Switch to biogas helps Volvo plant achieve climate-neutral status

  • Volvo has completed a switch to biogas at its Taizhou manufacturing plant in China.
  • The plant’s switch from natural gas will result in a reduction of more than 7 000 tonnes of CO2 per year.
  • It is part of the Swedish car maker’s aim to reach net zero greenhouse gas emissions by 2040.

Along with electrification, sustainability is an element that many car makers are prioritising, with benchmarks having been laid out for 2030, 2040, and beyond. In its effort to achieve similar objectives, Volvo has announced that its Taizhou manufacturing plant in China (seen above) has reached climate-neutral status.

The plant did so after recently completing a switch to biogas instead of natural gas, which is expected to assist in a reduction of more than 7 000 tonnes of CO2 being produced by the facility.

While a significant step, Volvo is quick to acknowledge that there is still plenty of work to be done in terms of its wider carbon emissions targets.

“Despite being a small share of our total Scope 1-3 emissions of 43 million tons, securing climate-neutral energy for our Taizhou plant is an important step towards our goal of having climate-neutral manufacturing operations by 2025 and reducing emissions across our global operations. This ambition is also part of our broader aim to reach net zero greenhouse gas emissions by 2040,” it explained in a release shared with Hypertext.

“Just like all our manufacturing plants worldwide, the Taizhou plant already used climate-neutral electricity, and this latest move makes sure that it also has climate-neutral heating. It’s our second car plant globally to become climate-neutral after our Torslandafacility in Gothenburg, Sweden,” it added.

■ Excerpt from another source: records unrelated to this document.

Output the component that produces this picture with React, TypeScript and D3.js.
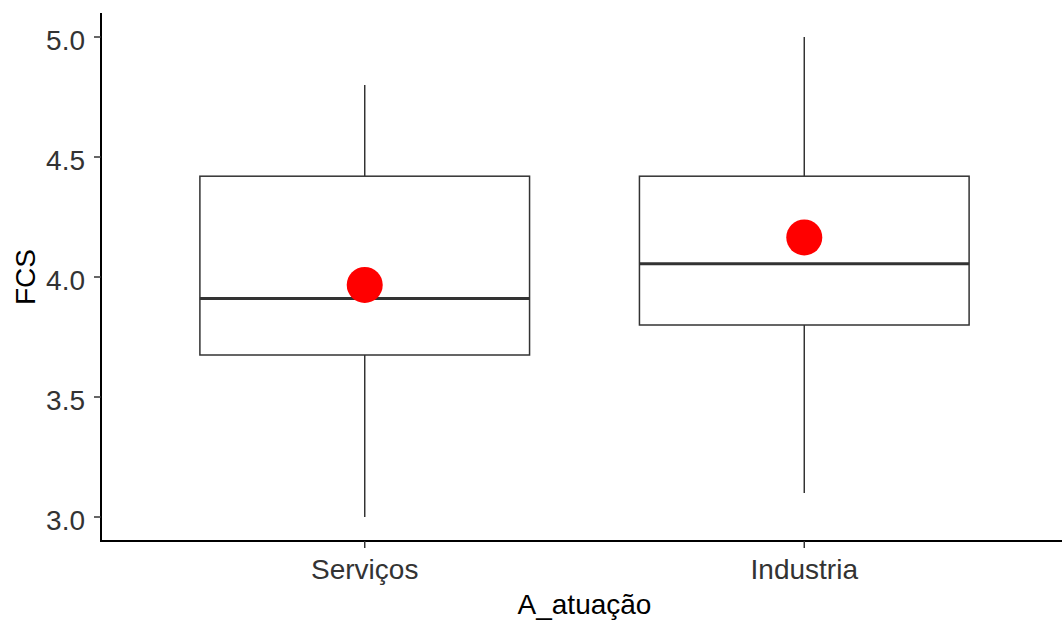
import React from "react";
import * as d3 from "d3";

// Box-plot summary per sector
const categories = ["Serviços", "Industria"];
const whiskerLow = [3.0, 3.1];
const q1 = [3.675, 3.8];
const median = [3.91, 4.055];
const q3 = [4.42, 4.42];
const whiskerHigh = [4.8, 5.0];
const means = [3.967, 4.165];

const yTicks = [3.0, 3.5, 4.0, 4.5, 5.0];

const W = 1062;
const H = 621;
const left = 101;
const right = 1068;
const top = 13;
const bottom = 541;
const font = "'Liberation Sans', Arial, sans-serif";
const fs = 28;

export default function App() {
  const x = d3.scalePoint<string>().domain(categories).range([left, right]).padding(0.6);
  const y = d3.scaleLinear().domain([2.9, 5.1]).range([bottom, top]);
  const boxW = x.step() * 0.75;

  return (
    <svg
      width={W}
      height={H}
      style={{ position: "absolute", left: 0, top: 0, display: "block", background: "#fff" }}
    >
      {/* boxes */}
      {categories.map((c, i) => {
        const cx = x(c)!;
        return (
          <g key={c}>
            <line x1={cx} x2={cx} y1={y(q3[i])} y2={y(whiskerHigh[i])} stroke="#333" strokeWidth={1.5} />
            <line x1={cx} x2={cx} y1={y(q1[i])} y2={y(whiskerLow[i])} stroke="#333" strokeWidth={1.5} />
            <rect
              x={cx - boxW / 2}
              y={y(q3[i])}
              width={boxW}
              height={y(q1[i]) - y(q3[i])}
              fill="#fff"
              stroke="#333"
              strokeWidth={1.5}
            />
            <line
              x1={cx - boxW / 2}
              x2={cx + boxW / 2}
              y1={y(median[i])}
              y2={y(median[i])}
              stroke="#333"
              strokeWidth={3}
            />
            <circle cx={cx} cy={y(means[i])} r={18} fill="#ff0000" />
          </g>
        );
      })}

      {/* y axis */}
      <line x1={left} x2={left} y1={top} y2={bottom + 1} stroke="#000" strokeWidth={2} />
      {yTicks.map((t) => (
        <g key={t}>
          <line x1={left - 7} x2={left} y1={y(t)} y2={y(t)} stroke="#333" strokeWidth={1.5} />
          <text
            x={left - 16}
            y={y(t)}
            dy="0.46em"
            textAnchor="end"
            fontFamily={font}
            fontSize={fs}
            fill="#333"
          >
            {t.toFixed(1)}
          </text>
        </g>
      ))}

      {/* x axis */}
      <line x1={left - 1} x2={right} y1={bottom} y2={bottom} stroke="#000" strokeWidth={2} />
      {categories.map((c) => (
        <g key={c}>
          <line x1={x(c)!} x2={x(c)!} y1={bottom} y2={bottom + 7} stroke="#333" strokeWidth={1.5} />
          <text
            x={x(c)!}
            y={579}
            textAnchor="middle"
            fontFamily={font}
            fontSize={fs}
            fill="#333"
          >
            {c}
          </text>
        </g>
      ))}

      {/* axis titles */}
      <text
        x={(left + right) / 2}
        y={614}
        textAnchor="middle"
        fontFamily={font}
        fontSize={fs}
        fill="#000"
      >
        A_atuação
      </text>
      <text
        transform={`translate(35, ${(top + bottom) / 2}) rotate(-90)`}
        textAnchor="middle"
        fontFamily={font}
        fontSize={fs}
        fill="#000"
      >
        FCS
      </text>
    </svg>
  );
}
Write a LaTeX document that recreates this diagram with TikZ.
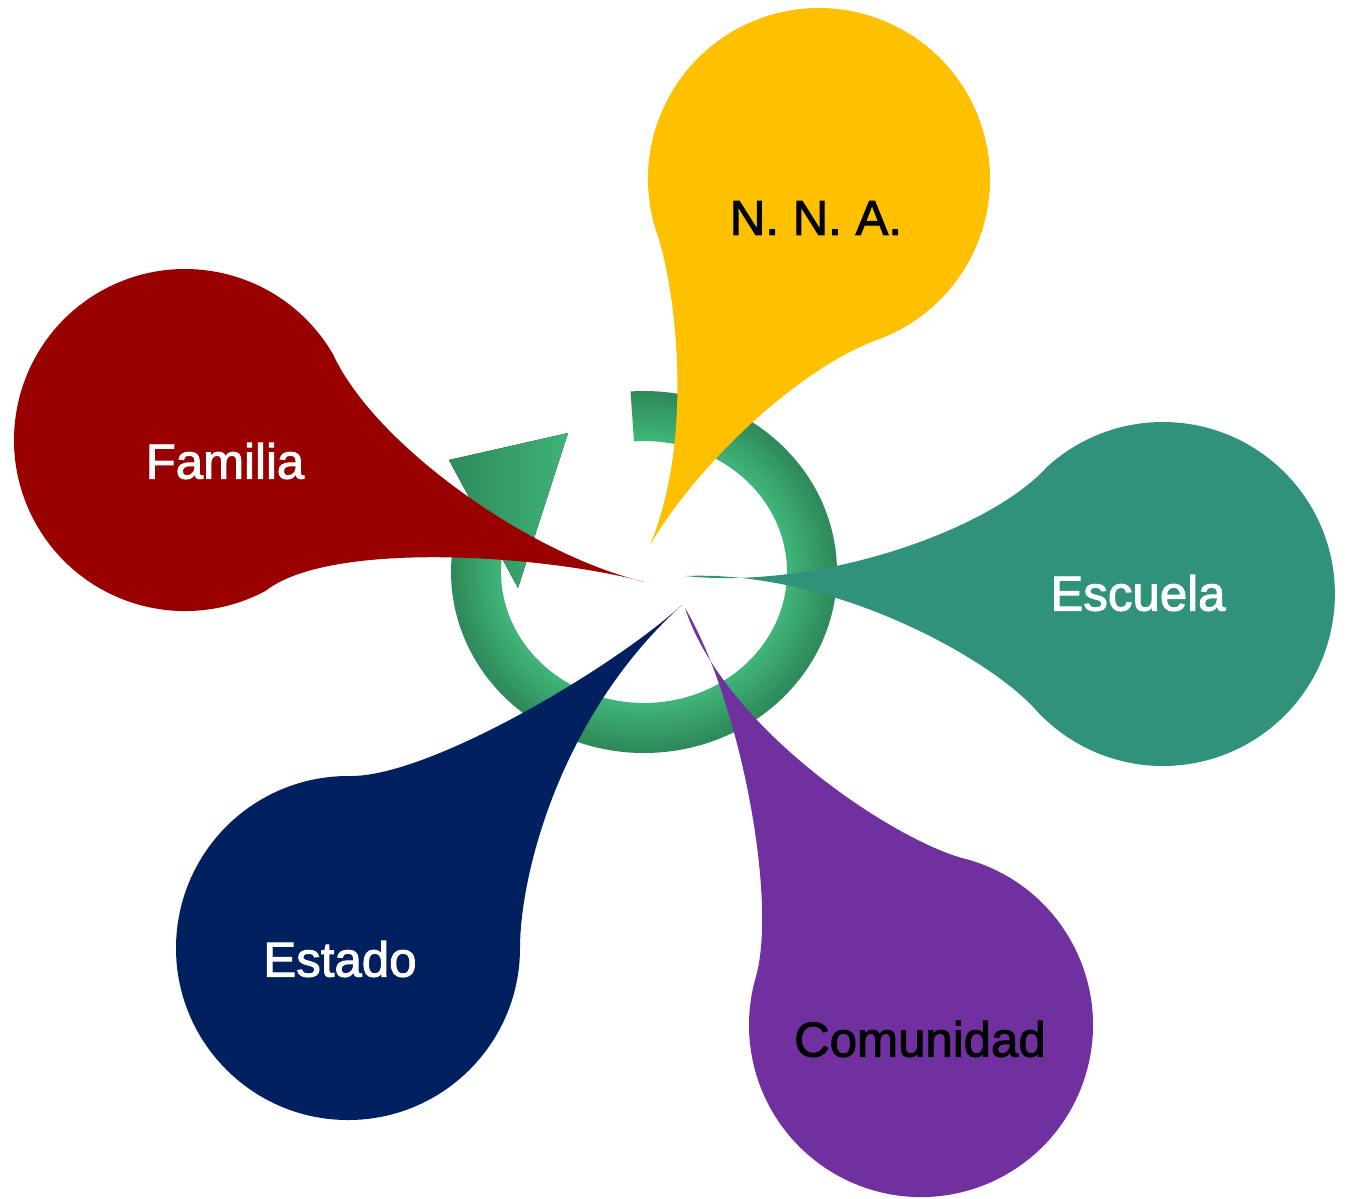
\documentclass[tikz,border=0pt]{standalone}
\usepackage{fontspec}
\setmainfont{Liberation Sans}
\newfontfamily\petalfont[FakeBold=2]{Liberation Sans}
\usepackage{tikz}
\definecolor{ringdark}{RGB}{46,138,90}
\definecolor{ringlight}{RGB}{63,179,120}
\definecolor{nnacol}{RGB}{255,192,0}
\definecolor{familiacol}{RGB}{153,0,0}
\definecolor{escuelacol}{RGB}{49,146,124}
\definecolor{estadocol}{RGB}{0,32,96}
\definecolor{comunidadcol}{RGB}{112,48,160}
\begin{document}
\begin{tikzpicture}[x=0.02cm,y=-0.02cm,
  txt/.style={font={\petalfont\fontsize{28}{34}\selectfont},text=white,inner sep=0pt}]
\useasboundingbox (0,0) rectangle (1348,1198);

\coordinate (hub) at (644,572);
\foreach \i in {0,...,10}{
  \pgfmathsetmacro\rx{190.5-4.5*\i}
  \pgfmathsetmacro\ry{178.5-4.5*\i}
  \pgfmathtruncatemacro\pct{\i*10}
  \draw[line width=0.1cm,color=ringlight!\pct!ringdark] (hub) ++(266:{\rx} and {\ry})
    arc[start angle=266,end angle=550,x radius=\rx,y radius=\ry];
}
\fill[left color=ringdark,right color=ringlight] (449,460) -- (568,433) -- (518,588) -- cycle;

\fill[nnacol] (650,545) .. controls (694,440) and (676,293) .. (658.3,237.5)
  arc[start angle=160,end angle=430,radius=171]
  .. controls (802,367) and (700,460) .. (650,545) -- cycle;
\fill[familiacol] (645,582) .. controls (545,555) and (330,540) .. (265.3,591)
  arc[start angle=62,end angle=330,radius=171]
  .. controls (375,445) and (530,555) .. (645,582) -- cycle;
\fill[escuelacol] (685,576) .. controls (820,590) and (990,530) .. (1046.7,467.2)
  arc[start angle=227.5,end angle=499,radius=172]
  .. controls (984,655) and (830,570) .. (685,576) -- cycle;
\fill[estadocol] (682,605) .. controls (560,715) and (520,875) .. (520,948)
  arc[start angle=0,end angle=271,radius=172]
  .. controls (430,776) and (610,670) .. (682,605) -- cycle;
\fill[comunidadcol] (685,608) .. controls (725,730) and (897,842) .. (965.5,858.9)
  arc[start angle=285,end angle=556,radius=172]
  .. controls (778,901) and (740,700) .. (685,608) -- cycle;

\node[txt,text=black] (nna) at (816,218) {N. N. A.};
\node[txt] (familia) at (225,461) {Familia};
\node[txt] (escuela) at (1138,593) {Escuela};
\node[txt] (estado) at (340,959) {Estado};
\node[txt,text=black] (comunidad) at (920,1039) {Comunidad};
\end{tikzpicture}
\end{document}
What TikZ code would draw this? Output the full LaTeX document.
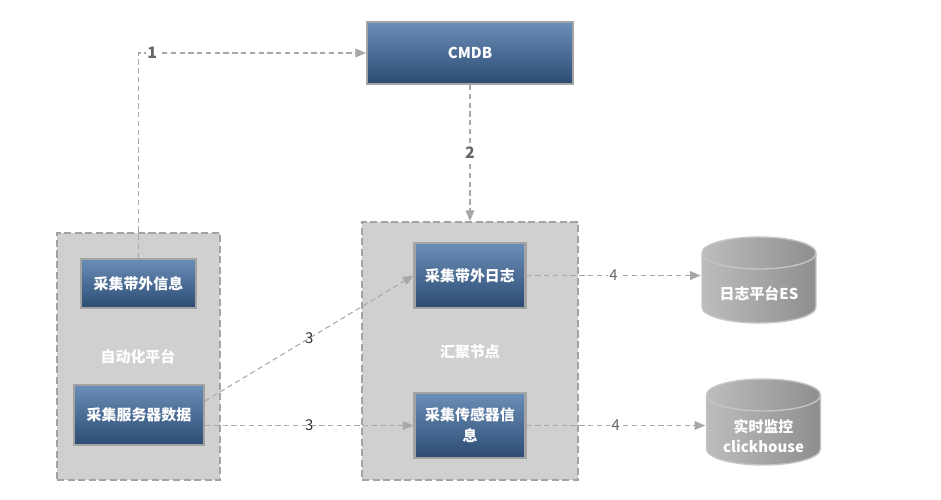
\documentclass[tikz,border=0pt]{standalone}
\usepackage{fontspec}
\setmainfont{Noto Sans CJK SC}
\usetikzlibrary{arrows.meta}

\definecolor{boxtop}{HTML}{6B8EB8}
\definecolor{boxbot}{HTML}{2B4B72}
\definecolor{rim}{HTML}{A3A3A3}
\definecolor{grpfill}{HTML}{D0D0D0}
\definecolor{flow}{HTML}{A8A8A8}
\definecolor{numtext}{HTML}{666666}
\definecolor{cylleft}{HTML}{BDBDBD}
\definecolor{cylright}{HTML}{8E8E8E}
\definecolor{cylrim}{HTML}{C4C4C4}

\begin{document}
\begin{tikzpicture}[x=0.02cm, y=-0.02cm,
    bluebox/.style={draw=rim, line width=1.2pt, top color=boxtop, bottom color=boxbot,
        text=white, font=\bfseries\fontsize{8.5}{12}\selectfont, align=center, inner sep=1pt},
    grpbox/.style={draw=rim, fill=grpfill, line width=1.2pt, dash pattern=on 4pt off 2pt},
    grplabel/.style={text=white, font=\bfseries\fontsize{8.5}{11}\selectfont},
    dbcyl/.style={minimum width=2.32cm, minimum height=2.32cm, text=white,
        font=\bfseries\fontsize{8.5}{11}\selectfont, align=center, inner sep=1pt,
        path picture={
            \path[draw=cylrim, line width=0.8pt, left color=cylleft, right color=cylright]
                ([xshift=0.02cm, yshift=-0.34cm]path picture bounding box.north west)
                -- ([xshift=0.02cm, yshift=-1.42cm]path picture bounding box.north west)
                arc[start angle=180, end angle=360, x radius=1.14cm, y radius=0.32cm]
                -- ([xshift=-0.02cm, yshift=-0.34cm]path picture bounding box.north east)
                arc[start angle=0, end angle=180, x radius=1.14cm, y radius=0.32cm] -- cycle;
            \draw[cylrim, line width=0.8pt]
                ([xshift=0.02cm, yshift=-0.34cm]path picture bounding box.north west)
                arc[start angle=180, end angle=360, x radius=1.14cm, y radius=0.32cm];
        }},
    flowline/.style={draw=flow, line width=0.6pt, dash pattern=on 3pt off 2pt,
        -{Triangle[length=6pt,width=5pt]}},
    stepnum/.style={text=numtext, font=\bfseries\fontsize{9}{10}\selectfont, fill=white, inner sep=1pt},
    hopnum/.style={text=numtext, font=\fontsize{8.5}{10}\selectfont, inner sep=1pt}
]

    \useasboundingbox (0,0) rectangle (941,500);

    % groups
    \node[grpbox, minimum width=3.26cm, minimum height=4.94cm] (auto) at (138.5,356.5) {};
    \node[grpbox, minimum width=4.32cm, minimum height=5.16cm] (hub) at (470,351) {};
    \node[grplabel] (autolbl) at (138,357) {自动化平台};
    \node[grplabel] (hublbl) at (470,352) {汇聚节点};

    % boxes
    \node[bluebox, minimum width=4.12cm, minimum height=1.24cm] (cmdb) at (470,53) {CMDB};
    \node[bluebox, minimum width=2.3cm, minimum height=0.98cm] (info) at (138.5,283.5) {采集带外信息};
    \node[bluebox, minimum width=2.6cm, minimum height=1.2cm] (srv) at (139,415) {采集服务器数据};
    \node[bluebox, minimum width=2.22cm, minimum height=1.3cm] (log) at (470,275.5) {采集带外日志};
    \node[bluebox, minimum width=2.22cm, minimum height=1.3cm] (sens) at (470,425.5) {采集传感器信\\息};

    % stores (text sits in the body, below the lid)
    \node[dbcyl] (es) at (759,294) {日志平台ES};
    \node[dbcyl] (ck) at (763.5,436) {实时监控\\clickhouse};

    % flows
    \draw[flowline] (info.north) |- node[stepnum, pos=0.53] {1} (cmdb.west);
    \draw[flowline] (cmdb.south) -- node[stepnum] {2} (hub.north);
    \draw[flowline] (srv.12) -- node[hopnum, text=black!80] {3} (log.west);
    \draw[flowline] (srv.east |- sens.west) -- node[hopnum, text=black!80] {3} (sens.west);
    \draw[flowline] (log.east) -- node[hopnum, fill=white] {4} (log.east -| es.west);
    \draw[flowline] (sens.east) -- node[hopnum, fill=white] {4} (sens.east -| ck.west);

\end{tikzpicture}
\end{document}
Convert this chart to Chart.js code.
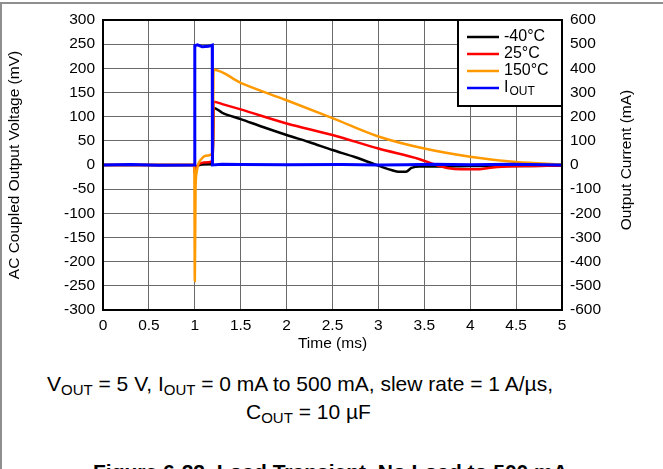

Unpacking some of the other energy numbers associated with the facility, Volvo says its Taizhou plant’s energy supply comprises of electricity and heating.

To that end it produces around 40 percent of its electricity requirement from on-site solar panels, which is a figure it is looking to increase over the coming years. The remaining 60 percent, which comes from the grid, is also said to climate-neutral electricity from other solar providers. As for the heating need, the latest switch to climate-neutral biogas helps meet that requirement. 

“Since the release of our company’s first sustainability strategy in 2019, we have made good progress towards our climate action targets. On top of reducing CO2 emissions from our total operations by using 74 per cent climate-neutral energy, we are also progressing well towards our overall CO2 targets,” it concluded.

It will be interesting to see how important a factor sustainability will prove in the purchasing decisions of drivers moving forward, especially as some are becoming more cognisant of this factor when it comes to the products and technology they use. That said, the motoring industry is a very different beast.